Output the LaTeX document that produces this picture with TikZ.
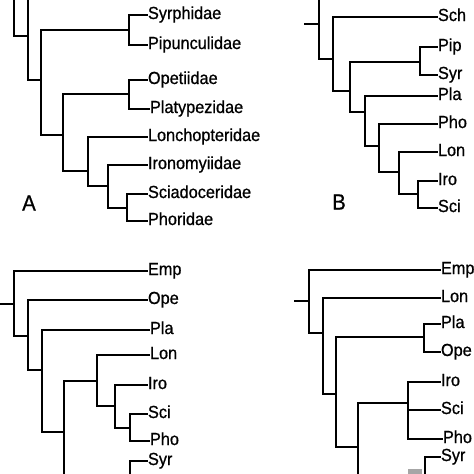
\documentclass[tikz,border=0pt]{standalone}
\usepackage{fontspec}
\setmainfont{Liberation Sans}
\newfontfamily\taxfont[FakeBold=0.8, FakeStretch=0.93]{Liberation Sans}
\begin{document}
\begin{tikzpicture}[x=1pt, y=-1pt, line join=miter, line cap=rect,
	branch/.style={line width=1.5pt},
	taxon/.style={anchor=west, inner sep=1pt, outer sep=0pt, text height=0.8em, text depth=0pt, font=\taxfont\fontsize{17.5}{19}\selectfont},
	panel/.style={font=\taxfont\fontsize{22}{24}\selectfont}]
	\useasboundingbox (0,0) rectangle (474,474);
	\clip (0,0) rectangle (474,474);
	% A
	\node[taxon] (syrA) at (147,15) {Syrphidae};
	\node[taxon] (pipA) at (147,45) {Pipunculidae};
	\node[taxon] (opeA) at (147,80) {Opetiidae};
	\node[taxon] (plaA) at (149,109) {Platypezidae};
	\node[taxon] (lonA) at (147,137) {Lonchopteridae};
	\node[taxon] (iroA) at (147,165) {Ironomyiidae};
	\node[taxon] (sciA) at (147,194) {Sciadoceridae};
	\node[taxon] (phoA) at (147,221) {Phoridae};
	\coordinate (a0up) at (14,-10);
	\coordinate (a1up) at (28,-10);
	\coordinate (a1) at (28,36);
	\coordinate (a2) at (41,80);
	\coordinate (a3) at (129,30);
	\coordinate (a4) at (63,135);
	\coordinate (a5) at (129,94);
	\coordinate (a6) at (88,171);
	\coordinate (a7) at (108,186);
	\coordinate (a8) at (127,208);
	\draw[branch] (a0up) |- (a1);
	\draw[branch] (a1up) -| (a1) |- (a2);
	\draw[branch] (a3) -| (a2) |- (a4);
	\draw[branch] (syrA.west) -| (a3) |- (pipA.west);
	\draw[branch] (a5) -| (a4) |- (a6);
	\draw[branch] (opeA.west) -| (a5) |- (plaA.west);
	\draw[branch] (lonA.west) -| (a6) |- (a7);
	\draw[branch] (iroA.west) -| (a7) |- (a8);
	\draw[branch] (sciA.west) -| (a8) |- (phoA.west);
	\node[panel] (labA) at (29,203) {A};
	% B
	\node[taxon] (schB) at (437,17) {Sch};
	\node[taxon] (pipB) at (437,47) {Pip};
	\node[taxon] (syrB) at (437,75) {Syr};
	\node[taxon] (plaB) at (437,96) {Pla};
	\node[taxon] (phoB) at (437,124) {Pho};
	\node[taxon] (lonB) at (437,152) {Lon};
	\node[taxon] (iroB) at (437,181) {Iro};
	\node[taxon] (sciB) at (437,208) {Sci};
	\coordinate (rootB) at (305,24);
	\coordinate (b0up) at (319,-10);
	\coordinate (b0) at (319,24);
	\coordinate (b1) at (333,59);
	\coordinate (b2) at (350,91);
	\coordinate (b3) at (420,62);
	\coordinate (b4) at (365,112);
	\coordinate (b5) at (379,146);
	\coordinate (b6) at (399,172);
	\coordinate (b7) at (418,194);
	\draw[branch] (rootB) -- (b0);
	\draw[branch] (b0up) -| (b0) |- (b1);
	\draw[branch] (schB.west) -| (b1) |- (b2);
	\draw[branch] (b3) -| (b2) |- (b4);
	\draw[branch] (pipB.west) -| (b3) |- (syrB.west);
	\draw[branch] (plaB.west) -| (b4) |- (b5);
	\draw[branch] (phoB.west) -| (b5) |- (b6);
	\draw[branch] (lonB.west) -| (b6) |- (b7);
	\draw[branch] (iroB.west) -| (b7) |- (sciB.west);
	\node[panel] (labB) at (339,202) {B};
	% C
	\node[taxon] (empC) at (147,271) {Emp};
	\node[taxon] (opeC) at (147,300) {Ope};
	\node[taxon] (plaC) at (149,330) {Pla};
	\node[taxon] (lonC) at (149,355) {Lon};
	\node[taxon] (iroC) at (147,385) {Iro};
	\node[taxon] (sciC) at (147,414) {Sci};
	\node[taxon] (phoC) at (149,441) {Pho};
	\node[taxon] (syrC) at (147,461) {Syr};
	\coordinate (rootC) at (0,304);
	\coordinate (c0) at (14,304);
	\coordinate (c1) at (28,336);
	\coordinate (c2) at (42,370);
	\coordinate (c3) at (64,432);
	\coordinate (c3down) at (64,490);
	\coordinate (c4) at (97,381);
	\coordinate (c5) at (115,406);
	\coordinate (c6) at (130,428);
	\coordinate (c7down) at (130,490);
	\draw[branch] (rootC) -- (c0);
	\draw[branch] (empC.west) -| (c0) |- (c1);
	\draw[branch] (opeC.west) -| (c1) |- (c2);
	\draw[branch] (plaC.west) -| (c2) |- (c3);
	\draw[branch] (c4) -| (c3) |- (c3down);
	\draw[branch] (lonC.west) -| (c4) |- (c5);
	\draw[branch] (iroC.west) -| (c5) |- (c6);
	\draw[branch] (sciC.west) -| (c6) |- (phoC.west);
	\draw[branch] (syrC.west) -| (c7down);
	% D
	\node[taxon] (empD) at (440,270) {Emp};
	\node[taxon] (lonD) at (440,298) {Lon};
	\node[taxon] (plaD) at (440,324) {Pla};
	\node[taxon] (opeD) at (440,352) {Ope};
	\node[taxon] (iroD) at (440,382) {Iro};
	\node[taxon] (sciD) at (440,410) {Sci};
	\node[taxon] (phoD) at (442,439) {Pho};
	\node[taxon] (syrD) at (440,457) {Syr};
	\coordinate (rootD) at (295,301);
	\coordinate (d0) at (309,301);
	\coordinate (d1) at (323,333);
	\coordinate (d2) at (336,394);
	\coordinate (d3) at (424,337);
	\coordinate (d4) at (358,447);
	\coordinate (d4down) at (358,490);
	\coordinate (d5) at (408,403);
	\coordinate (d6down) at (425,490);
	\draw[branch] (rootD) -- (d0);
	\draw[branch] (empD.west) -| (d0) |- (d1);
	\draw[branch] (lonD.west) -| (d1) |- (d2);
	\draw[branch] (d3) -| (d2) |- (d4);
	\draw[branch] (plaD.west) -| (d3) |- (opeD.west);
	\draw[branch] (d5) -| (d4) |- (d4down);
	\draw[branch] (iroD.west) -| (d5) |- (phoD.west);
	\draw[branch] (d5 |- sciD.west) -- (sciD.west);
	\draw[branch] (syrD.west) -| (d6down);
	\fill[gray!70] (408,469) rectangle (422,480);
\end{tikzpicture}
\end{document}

☆ ☆ ☆ ☆

◆ **Exercise**
Quote the material word for word, dropping any images it holds.

◆ **Expected output**
Output the LaTeX document that produces this picture with TikZ.
\documentclass[tikz,border=0pt]{standalone}
\usepackage{fontspec}
\setmainfont{Liberation Sans}
\newfontfamily\taxfont[FakeBold=0.8, FakeStretch=0.93]{Liberation Sans}
\begin{document}
\begin{tikzpicture}[x=1pt, y=-1pt, line join=miter, line cap=rect,
	branch/.style={line width=1.5pt},
	taxon/.style={anchor=west, inner sep=1pt, outer sep=0pt, text height=0.8em, text depth=0pt, font=\taxfont\fontsize{17.5}{19}\selectfont},
	panel/.style={font=\taxfont\fontsize{22}{24}\selectfont}]
	\useasboundingbox (0,0) rectangle (474,474);
	\clip (0,0) rectangle (474,474);
	% A
	\node[taxon] (syrA) at (147,15) {Syrphidae};
	\node[taxon] (pipA) at (147,45) {Pipunculidae};
	\node[taxon] (opeA) at (147,80) {Opetiidae};
	\node[taxon] (plaA) at (149,109) {Platypezidae};
	\node[taxon] (lonA) at (147,137) {Lonchopteridae};
	\node[taxon] (iroA) at (147,165) {Ironomyiidae};
	\node[taxon] (sciA) at (147,194) {Sciadoceridae};
	\node[taxon] (phoA) at (147,221) {Phoridae};
	\coordinate (a0up) at (14,-10);
	\coordinate (a1up) at (28,-10);
	\coordinate (a1) at (28,36);
	\coordinate (a2) at (41,80);
	\coordinate (a3) at (129,30);
	\coordinate (a4) at (63,135);
	\coordinate (a5) at (129,94);
	\coordinate (a6) at (88,171);
	\coordinate (a7) at (108,186);
	\coordinate (a8) at (127,208);
	\draw[branch] (a0up) |- (a1);
	\draw[branch] (a1up) -| (a1) |- (a2);
	\draw[branch] (a3) -| (a2) |- (a4);
	\draw[branch] (syrA.west) -| (a3) |- (pipA.west);
	\draw[branch] (a5) -| (a4) |- (a6);
	\draw[branch] (opeA.west) -| (a5) |- (plaA.west);
	\draw[branch] (lonA.west) -| (a6) |- (a7);
	\draw[branch] (iroA.west) -| (a7) |- (a8);
	\draw[branch] (sciA.west) -| (a8) |- (phoA.west);
	\node[panel] (labA) at (29,203) {A};
	% B
	\node[taxon] (schB) at (437,17) {Sch};
	\node[taxon] (pipB) at (437,47) {Pip};
	\node[taxon] (syrB) at (437,75) {Syr};
	\node[taxon] (plaB) at (437,96) {Pla};
	\node[taxon] (phoB) at (437,124) {Pho};
	\node[taxon] (lonB) at (437,152) {Lon};
	\node[taxon] (iroB) at (437,181) {Iro};
	\node[taxon] (sciB) at (437,208) {Sci};
	\coordinate (rootB) at (305,24);
	\coordinate (b0up) at (319,-10);
	\coordinate (b0) at (319,24);
	\coordinate (b1) at (333,59);
	\coordinate (b2) at (350,91);
	\coordinate (b3) at (420,62);
	\coordinate (b4) at (365,112);
	\coordinate (b5) at (379,146);
	\coordinate (b6) at (399,172);
	\coordinate (b7) at (418,194);
	\draw[branch] (rootB) -- (b0);
	\draw[branch] (b0up) -| (b0) |- (b1);
	\draw[branch] (schB.west) -| (b1) |- (b2);
	\draw[branch] (b3) -| (b2) |- (b4);
	\draw[branch] (pipB.west) -| (b3) |- (syrB.west);
	\draw[branch] (plaB.west) -| (b4) |- (b5);
	\draw[branch] (phoB.west) -| (b5) |- (b6);
	\draw[branch] (lonB.west) -| (b6) |- (b7);
	\draw[branch] (iroB.west) -| (b7) |- (sciB.west);
	\node[panel] (labB) at (339,202) {B};
	% C
	\node[taxon] (empC) at (147,271) {Emp};
	\node[taxon] (opeC) at (147,300) {Ope};
	\node[taxon] (plaC) at (149,330) {Pla};
	\node[taxon] (lonC) at (149,355) {Lon};
	\node[taxon] (iroC) at (147,385) {Iro};
	\node[taxon] (sciC) at (147,414) {Sci};
	\node[taxon] (phoC) at (149,441) {Pho};
	\node[taxon] (syrC) at (147,461) {Syr};
	\coordinate (rootC) at (0,304);
	\coordinate (c0) at (14,304);
	\coordinate (c1) at (28,336);
	\coordinate (c2) at (42,370);
	\coordinate (c3) at (64,432);
	\coordinate (c3down) at (64,490);
	\coordinate (c4) at (97,381);
	\coordinate (c5) at (115,406);
	\coordinate (c6) at (130,428);
	\coordinate (c7down) at (130,490);
	\draw[branch] (rootC) -- (c0);
	\draw[branch] (empC.west) -| (c0) |- (c1);
	\draw[branch] (opeC.west) -| (c1) |- (c2);
	\draw[branch] (plaC.west) -| (c2) |- (c3);
	\draw[branch] (c4) -| (c3) |- (c3down);
	\draw[branch] (lonC.west) -| (c4) |- (c5);
	\draw[branch] (iroC.west) -| (c5) |- (c6);
	\draw[branch] (sciC.west) -| (c6) |- (phoC.west);
	\draw[branch] (syrC.west) -| (c7down);
	% D
	\node[taxon] (empD) at (440,270) {Emp};
	\node[taxon] (lonD) at (440,298) {Lon};
	\node[taxon] (plaD) at (440,324) {Pla};
	\node[taxon] (opeD) at (440,352) {Ope};
	\node[taxon] (iroD) at (440,382) {Iro};
	\node[taxon] (sciD) at (440,410) {Sci};
	\node[taxon] (phoD) at (442,439) {Pho};
	\node[taxon] (syrD) at (440,457) {Syr};
	\coordinate (rootD) at (295,301);
	\coordinate (d0) at (309,301);
	\coordinate (d1) at (323,333);
	\coordinate (d2) at (336,394);
	\coordinate (d3) at (424,337);
	\coordinate (d4) at (358,447);
	\coordinate (d4down) at (358,490);
	\coordinate (d5) at (408,403);
	\coordinate (d6down) at (425,490);
	\draw[branch] (rootD) -- (d0);
	\draw[branch] (empD.west) -| (d0) |- (d1);
	\draw[branch] (lonD.west) -| (d1) |- (d2);
	\draw[branch] (d3) -| (d2) |- (d4);
	\draw[branch] (plaD.west) -| (d3) |- (opeD.west);
	\draw[branch] (d5) -| (d4) |- (d4down);
	\draw[branch] (iroD.west) -| (d5) |- (phoD.west);
	\draw[branch] (d5 |- sciD.west) -- (sciD.west);
	\draw[branch] (syrD.west) -| (d6down);
	\fill[gray!70] (408,469) rectangle (422,480);
\end{tikzpicture}
\end{document}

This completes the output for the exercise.